Rows from a dataset

************

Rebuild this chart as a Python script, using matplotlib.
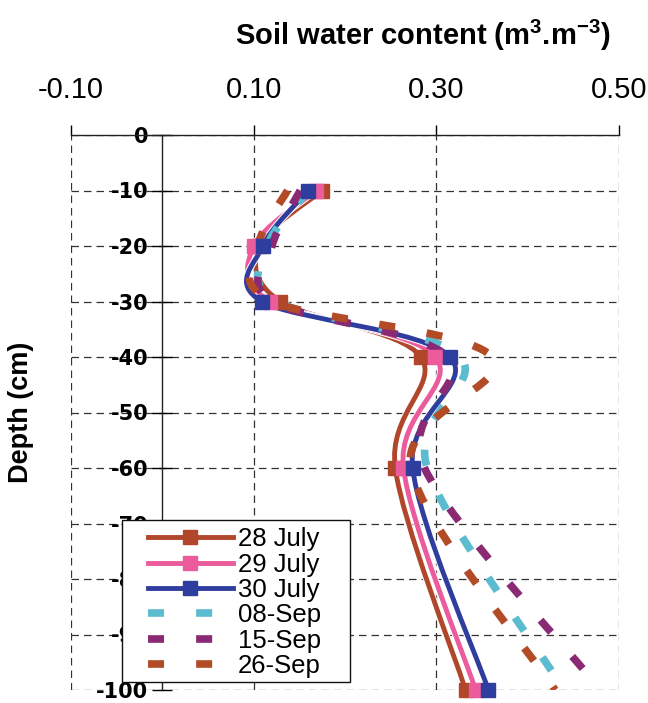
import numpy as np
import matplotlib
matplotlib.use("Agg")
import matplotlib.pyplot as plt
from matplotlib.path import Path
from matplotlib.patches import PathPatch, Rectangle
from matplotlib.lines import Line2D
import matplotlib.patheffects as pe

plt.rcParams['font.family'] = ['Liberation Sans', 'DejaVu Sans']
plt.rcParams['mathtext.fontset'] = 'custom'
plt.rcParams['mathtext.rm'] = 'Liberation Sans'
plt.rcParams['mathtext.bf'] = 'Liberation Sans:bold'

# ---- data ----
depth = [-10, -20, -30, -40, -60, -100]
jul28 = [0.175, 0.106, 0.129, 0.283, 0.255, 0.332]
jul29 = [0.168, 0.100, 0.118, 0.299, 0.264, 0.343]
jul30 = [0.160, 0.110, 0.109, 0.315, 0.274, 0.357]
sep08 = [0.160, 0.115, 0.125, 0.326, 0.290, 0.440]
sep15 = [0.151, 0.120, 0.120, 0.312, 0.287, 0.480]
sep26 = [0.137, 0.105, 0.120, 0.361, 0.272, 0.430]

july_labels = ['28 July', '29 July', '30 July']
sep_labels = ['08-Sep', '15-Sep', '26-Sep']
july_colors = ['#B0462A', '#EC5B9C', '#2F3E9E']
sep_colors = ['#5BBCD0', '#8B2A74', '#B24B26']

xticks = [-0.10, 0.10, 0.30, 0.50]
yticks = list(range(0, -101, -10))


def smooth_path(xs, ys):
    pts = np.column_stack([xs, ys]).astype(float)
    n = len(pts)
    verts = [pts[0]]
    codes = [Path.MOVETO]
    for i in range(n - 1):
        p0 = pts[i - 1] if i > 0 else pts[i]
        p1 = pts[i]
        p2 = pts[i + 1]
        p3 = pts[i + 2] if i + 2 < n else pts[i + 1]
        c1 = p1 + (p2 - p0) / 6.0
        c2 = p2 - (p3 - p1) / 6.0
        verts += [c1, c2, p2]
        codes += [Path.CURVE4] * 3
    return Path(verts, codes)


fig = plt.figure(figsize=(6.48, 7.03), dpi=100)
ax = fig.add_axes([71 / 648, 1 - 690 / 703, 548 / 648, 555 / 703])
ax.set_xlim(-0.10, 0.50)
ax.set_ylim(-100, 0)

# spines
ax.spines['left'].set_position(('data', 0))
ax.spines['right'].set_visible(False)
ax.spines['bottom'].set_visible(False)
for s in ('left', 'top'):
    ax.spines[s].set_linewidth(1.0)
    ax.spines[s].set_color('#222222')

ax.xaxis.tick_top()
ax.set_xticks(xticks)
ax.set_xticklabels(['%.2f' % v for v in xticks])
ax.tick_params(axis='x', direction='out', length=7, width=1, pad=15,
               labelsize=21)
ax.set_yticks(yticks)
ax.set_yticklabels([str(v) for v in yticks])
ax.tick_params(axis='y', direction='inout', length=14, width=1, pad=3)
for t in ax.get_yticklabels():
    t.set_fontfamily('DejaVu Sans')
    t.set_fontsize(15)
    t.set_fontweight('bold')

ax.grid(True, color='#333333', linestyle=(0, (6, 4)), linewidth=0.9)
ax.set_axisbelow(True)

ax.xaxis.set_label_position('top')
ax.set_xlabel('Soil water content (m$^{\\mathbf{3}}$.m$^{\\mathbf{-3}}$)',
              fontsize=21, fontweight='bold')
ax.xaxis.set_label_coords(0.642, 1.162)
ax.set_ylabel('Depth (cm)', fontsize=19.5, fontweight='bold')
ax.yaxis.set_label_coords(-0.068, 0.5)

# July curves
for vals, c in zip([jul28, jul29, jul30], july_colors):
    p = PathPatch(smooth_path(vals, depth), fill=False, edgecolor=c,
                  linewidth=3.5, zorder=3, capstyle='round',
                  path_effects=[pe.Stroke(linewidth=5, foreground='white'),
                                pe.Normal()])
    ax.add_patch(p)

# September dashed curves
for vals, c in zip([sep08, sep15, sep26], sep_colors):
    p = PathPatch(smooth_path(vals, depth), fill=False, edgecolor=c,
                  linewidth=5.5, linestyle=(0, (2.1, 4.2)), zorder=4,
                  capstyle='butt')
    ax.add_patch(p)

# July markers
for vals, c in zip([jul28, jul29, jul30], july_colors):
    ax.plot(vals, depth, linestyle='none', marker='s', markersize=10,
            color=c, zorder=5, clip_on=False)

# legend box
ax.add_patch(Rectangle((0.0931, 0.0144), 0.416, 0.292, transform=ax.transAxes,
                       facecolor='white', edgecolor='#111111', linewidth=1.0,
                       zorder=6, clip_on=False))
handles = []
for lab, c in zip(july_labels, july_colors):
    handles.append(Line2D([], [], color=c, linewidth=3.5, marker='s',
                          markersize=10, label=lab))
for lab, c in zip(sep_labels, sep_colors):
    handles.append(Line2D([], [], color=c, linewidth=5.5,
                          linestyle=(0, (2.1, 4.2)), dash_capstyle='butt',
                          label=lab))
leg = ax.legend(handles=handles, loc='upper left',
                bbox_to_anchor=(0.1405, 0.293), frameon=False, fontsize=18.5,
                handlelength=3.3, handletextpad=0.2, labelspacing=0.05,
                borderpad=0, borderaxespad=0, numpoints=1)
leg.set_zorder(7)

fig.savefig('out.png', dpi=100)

************

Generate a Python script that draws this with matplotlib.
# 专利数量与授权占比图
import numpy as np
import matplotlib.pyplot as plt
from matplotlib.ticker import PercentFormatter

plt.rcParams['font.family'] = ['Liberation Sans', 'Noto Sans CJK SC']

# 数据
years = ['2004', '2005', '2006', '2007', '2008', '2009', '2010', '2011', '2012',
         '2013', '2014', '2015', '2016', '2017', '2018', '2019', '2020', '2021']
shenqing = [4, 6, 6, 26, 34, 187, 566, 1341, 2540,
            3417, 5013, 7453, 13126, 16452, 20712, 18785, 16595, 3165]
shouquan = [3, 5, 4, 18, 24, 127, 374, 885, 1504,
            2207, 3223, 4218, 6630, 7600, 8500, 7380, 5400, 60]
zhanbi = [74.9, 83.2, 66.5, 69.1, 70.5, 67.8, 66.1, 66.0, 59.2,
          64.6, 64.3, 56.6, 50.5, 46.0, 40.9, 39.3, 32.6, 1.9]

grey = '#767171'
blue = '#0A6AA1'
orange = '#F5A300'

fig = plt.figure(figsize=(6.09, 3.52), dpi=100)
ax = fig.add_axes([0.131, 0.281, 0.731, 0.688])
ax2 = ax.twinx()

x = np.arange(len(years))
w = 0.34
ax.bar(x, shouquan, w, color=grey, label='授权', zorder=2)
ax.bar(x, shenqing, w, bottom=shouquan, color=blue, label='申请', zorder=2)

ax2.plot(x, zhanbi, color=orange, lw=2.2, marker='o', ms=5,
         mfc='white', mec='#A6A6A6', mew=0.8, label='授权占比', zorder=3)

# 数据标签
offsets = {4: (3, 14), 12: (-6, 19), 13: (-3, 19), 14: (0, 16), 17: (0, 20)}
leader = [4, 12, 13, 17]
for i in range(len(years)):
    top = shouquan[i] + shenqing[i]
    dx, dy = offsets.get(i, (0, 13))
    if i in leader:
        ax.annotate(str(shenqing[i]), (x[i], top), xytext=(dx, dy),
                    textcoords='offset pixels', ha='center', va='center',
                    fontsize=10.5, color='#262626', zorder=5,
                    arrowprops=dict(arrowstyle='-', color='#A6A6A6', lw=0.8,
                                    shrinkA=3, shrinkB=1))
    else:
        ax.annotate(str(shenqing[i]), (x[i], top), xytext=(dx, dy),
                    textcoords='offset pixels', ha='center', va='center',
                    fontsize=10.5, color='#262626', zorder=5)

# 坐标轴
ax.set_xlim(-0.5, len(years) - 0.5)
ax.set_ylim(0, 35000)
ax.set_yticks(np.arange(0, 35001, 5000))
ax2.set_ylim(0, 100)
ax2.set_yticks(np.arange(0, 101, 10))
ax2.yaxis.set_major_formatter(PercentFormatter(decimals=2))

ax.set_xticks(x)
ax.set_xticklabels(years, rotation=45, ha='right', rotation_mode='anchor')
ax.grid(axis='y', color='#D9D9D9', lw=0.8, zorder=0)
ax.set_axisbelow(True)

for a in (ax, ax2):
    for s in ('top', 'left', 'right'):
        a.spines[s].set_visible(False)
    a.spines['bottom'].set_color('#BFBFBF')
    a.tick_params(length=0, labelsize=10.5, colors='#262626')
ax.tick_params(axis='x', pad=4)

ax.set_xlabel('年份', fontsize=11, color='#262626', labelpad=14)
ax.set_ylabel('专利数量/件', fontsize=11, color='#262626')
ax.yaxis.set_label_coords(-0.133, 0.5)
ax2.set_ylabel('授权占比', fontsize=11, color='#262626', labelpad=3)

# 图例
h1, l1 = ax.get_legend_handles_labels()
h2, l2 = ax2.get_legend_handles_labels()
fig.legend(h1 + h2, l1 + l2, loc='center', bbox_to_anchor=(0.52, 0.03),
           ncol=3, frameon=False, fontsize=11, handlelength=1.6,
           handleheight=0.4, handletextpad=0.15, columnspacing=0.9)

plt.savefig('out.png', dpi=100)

************

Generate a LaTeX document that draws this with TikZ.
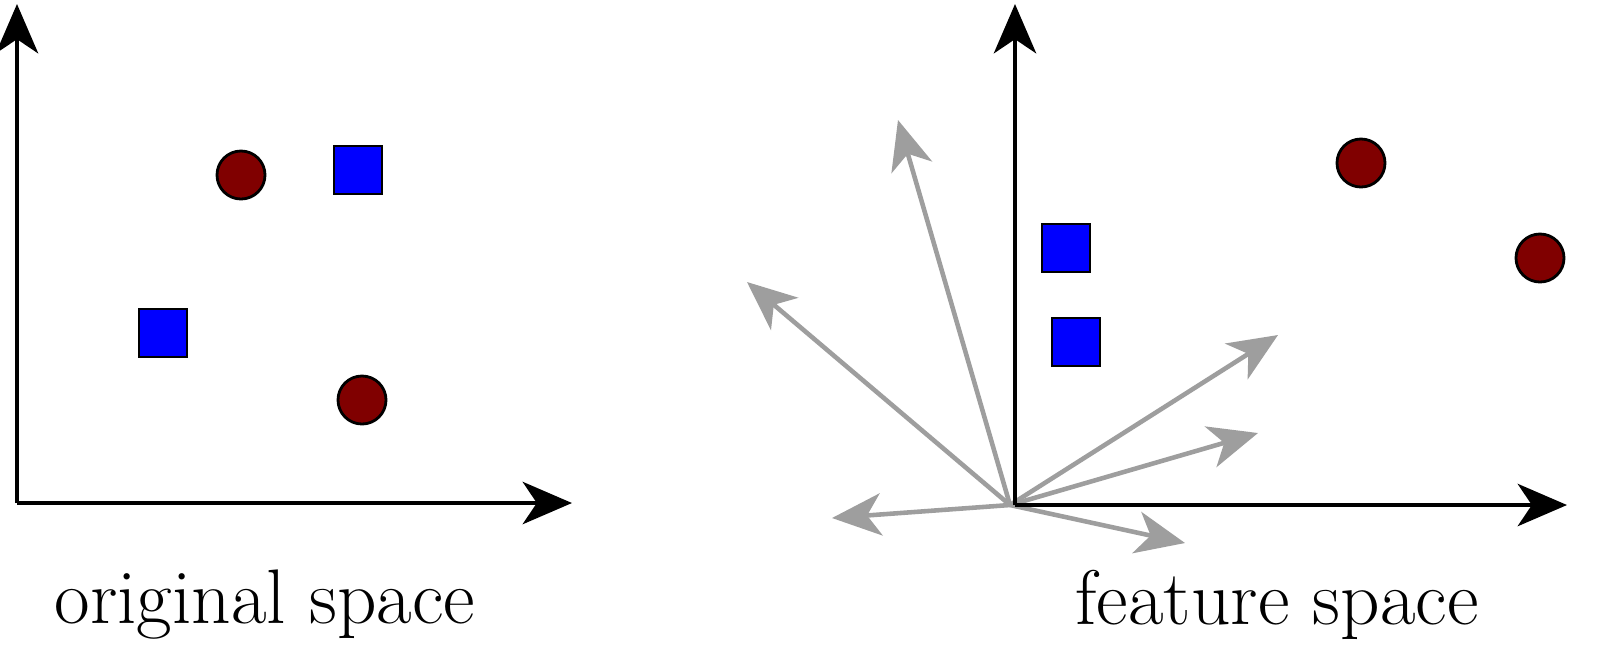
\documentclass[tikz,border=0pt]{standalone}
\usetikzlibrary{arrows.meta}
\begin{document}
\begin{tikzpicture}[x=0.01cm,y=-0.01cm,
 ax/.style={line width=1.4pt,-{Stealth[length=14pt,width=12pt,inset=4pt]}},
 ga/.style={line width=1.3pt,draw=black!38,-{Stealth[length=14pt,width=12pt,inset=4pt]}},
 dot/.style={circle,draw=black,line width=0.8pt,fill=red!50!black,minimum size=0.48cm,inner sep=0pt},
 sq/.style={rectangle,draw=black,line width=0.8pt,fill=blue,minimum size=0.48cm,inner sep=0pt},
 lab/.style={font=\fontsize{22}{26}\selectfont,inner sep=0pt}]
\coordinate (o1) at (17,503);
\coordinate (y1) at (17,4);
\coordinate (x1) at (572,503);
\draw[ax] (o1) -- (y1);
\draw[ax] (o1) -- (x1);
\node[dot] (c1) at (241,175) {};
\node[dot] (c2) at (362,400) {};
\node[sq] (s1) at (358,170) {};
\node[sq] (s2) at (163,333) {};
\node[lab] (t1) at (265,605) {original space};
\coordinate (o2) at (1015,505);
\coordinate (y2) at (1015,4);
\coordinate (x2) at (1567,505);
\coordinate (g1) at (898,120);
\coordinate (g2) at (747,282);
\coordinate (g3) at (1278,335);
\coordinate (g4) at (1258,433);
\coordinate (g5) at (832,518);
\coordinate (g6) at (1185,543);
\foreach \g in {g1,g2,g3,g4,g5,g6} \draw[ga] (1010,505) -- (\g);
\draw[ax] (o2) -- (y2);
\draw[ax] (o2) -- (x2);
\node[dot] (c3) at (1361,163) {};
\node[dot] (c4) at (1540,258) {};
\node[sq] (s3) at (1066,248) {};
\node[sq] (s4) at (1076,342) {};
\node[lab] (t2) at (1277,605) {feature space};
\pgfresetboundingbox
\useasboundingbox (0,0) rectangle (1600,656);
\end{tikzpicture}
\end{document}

************

TASK TO COMPLETE
Leave out the pictures and quote exactly the lines from the one where "Rebuild this chart" appears to the one where "ax.spines[s].set_color('#222222')" appears, both ends counted.

REPLY
Rebuild this chart as a Python script, using matplotlib.
import numpy as np
import matplotlib
matplotlib.use("Agg")
import matplotlib.pyplot as plt
from matplotlib.path import Path
from matplotlib.patches import PathPatch, Rectangle
from matplotlib.lines import Line2D
import matplotlib.patheffects as pe

plt.rcParams['font.family'] = ['Liberation Sans', 'DejaVu Sans']
plt.rcParams['mathtext.fontset'] = 'custom'
plt.rcParams['mathtext.rm'] = 'Liberation Sans'
plt.rcParams['mathtext.bf'] = 'Liberation Sans:bold'

# ---- data ----
depth = [-10, -20, -30, -40, -60, -100]
jul28 = [0.175, 0.106, 0.129, 0.283, 0.255, 0.332]
jul29 = [0.168, 0.100, 0.118, 0.299, 0.264, 0.343]
jul30 = [0.160, 0.110, 0.109, 0.315, 0.274, 0.357]
sep08 = [0.160, 0.115, 0.125, 0.326, 0.290, 0.440]
sep15 = [0.151, 0.120, 0.120, 0.312, 0.287, 0.480]
sep26 = [0.137, 0.105, 0.120, 0.361, 0.272, 0.430]

july_labels = ['28 July', '29 July', '30 July']
sep_labels = ['08-Sep', '15-Sep', '26-Sep']
july_colors = ['#B0462A', '#EC5B9C', '#2F3E9E']
sep_colors = ['#5BBCD0', '#8B2A74', '#B24B26']

xticks = [-0.10, 0.10, 0.30, 0.50]
yticks = list(range(0, -101, -10))


def smooth_path(xs, ys):
    pts = np.column_stack([xs, ys]).astype(float)
    n = len(pts)
    verts = [pts[0]]
    codes = [Path.MOVETO]
    for i in range(n - 1):
        p0 = pts[i - 1] if i > 0 else pts[i]
        p1 = pts[i]
        p2 = pts[i + 1]
        p3 = pts[i + 2] if i + 2 < n else pts[i + 1]
        c1 = p1 + (p2 - p0) / 6.0
        c2 = p2 - (p3 - p1) / 6.0
        verts += [c1, c2, p2]
        codes += [Path.CURVE4] * 3
    return Path(verts, codes)


fig = plt.figure(figsize=(6.48, 7.03), dpi=100)
ax = fig.add_axes([71 / 648, 1 - 690 / 703, 548 / 648, 555 / 703])
ax.set_xlim(-0.10, 0.50)
ax.set_ylim(-100, 0)

# spines
ax.spines['left'].set_position(('data', 0))
ax.spines['right'].set_visible(False)
ax.spines['bottom'].set_visible(False)
for s in ('left', 'top'):
    ax.spines[s].set_linewidth(1.0)
    ax.spines[s].set_color('#222222')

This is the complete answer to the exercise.